Kindle’s projected sales ($359, or about £190, for the stand-alone device and $9.99 per e-book download) certainly have significant potential. Mark Mahaney, the bullish internet analyst at Citigroup, believes that Amazon will sell 378,000 Kindle devices in |the US this year. By 2010, Mahaney forecasts, the Kindle will really go mainstream, with its estimated sales representing 4 per cent of total Amazon’s income and generating about $1bn in hardware and software revenue.

But I don’t share Mahaney’s confidence that the Kindle has reached its tipping point. As an obsessive-compulsive book collector, I’m simply not convinced by the value proposition that Amazon’s current business model offers readers. The current flaw with the Kindle is that it expects book consumers to choose between buying the analogue or the digital book. Take, for example, Buying In, Rob Walker’s fascinating new book about brand-building in the new media age (to be published in the UK next month under the title I’m With the Brand). At the American amazon.com, I can either buy the physical version of Buying In for $16.50 or the Kindle edition for $9.99. Either/or – but not both, in a simple one-click purchase. So, unlike with a CD, which allows me to transfer the music on to my iPod once I’ve purchased the plastic disc, the acquisition of a book at Amazon doesn’t automatically enable me to download the digital version of the product on to my Kindle (or vice versa).
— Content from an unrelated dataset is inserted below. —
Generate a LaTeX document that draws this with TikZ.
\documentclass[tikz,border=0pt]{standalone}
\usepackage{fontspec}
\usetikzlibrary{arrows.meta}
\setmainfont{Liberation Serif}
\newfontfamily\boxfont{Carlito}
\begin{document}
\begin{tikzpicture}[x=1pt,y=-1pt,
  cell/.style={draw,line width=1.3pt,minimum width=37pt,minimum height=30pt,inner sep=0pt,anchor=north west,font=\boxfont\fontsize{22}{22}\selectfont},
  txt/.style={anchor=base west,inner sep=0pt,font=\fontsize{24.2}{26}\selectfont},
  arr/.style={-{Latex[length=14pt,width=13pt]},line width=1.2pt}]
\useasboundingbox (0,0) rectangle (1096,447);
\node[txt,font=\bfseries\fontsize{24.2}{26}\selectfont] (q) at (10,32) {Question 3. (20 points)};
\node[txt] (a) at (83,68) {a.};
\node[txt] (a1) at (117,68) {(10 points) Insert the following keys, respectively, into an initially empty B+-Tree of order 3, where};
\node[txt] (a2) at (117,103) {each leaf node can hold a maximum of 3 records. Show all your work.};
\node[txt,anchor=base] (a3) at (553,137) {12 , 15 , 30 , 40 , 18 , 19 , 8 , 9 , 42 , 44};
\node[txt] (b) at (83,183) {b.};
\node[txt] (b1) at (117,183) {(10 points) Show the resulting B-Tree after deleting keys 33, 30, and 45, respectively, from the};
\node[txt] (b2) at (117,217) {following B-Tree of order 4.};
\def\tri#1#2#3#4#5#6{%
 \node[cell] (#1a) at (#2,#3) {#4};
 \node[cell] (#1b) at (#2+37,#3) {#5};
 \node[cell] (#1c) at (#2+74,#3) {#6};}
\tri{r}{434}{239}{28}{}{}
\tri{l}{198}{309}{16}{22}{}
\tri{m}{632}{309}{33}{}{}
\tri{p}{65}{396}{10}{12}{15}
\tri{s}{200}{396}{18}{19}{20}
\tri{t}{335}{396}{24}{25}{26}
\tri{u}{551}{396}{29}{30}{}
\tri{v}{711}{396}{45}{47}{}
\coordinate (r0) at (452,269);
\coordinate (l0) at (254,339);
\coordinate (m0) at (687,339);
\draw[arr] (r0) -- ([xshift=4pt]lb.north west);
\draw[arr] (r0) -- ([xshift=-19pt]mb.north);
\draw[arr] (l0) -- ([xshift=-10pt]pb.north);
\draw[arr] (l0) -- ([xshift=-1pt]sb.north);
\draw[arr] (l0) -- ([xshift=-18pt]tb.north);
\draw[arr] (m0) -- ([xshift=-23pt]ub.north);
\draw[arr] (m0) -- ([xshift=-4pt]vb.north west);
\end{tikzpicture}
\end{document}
To repeat digital history and transform the Kindle into the genuinely revolutionary equivalent of the iPod, Amazon and the publishing industry must bridge this digital-analogue chasm.

Buying a book should grant me simultaneous ownership of the text in both its physical and its digital form. Such a readjustment would make Amazon’s Kindle a must-have for all book-lovers, rather than just a nice-to-have for early adopters of technology.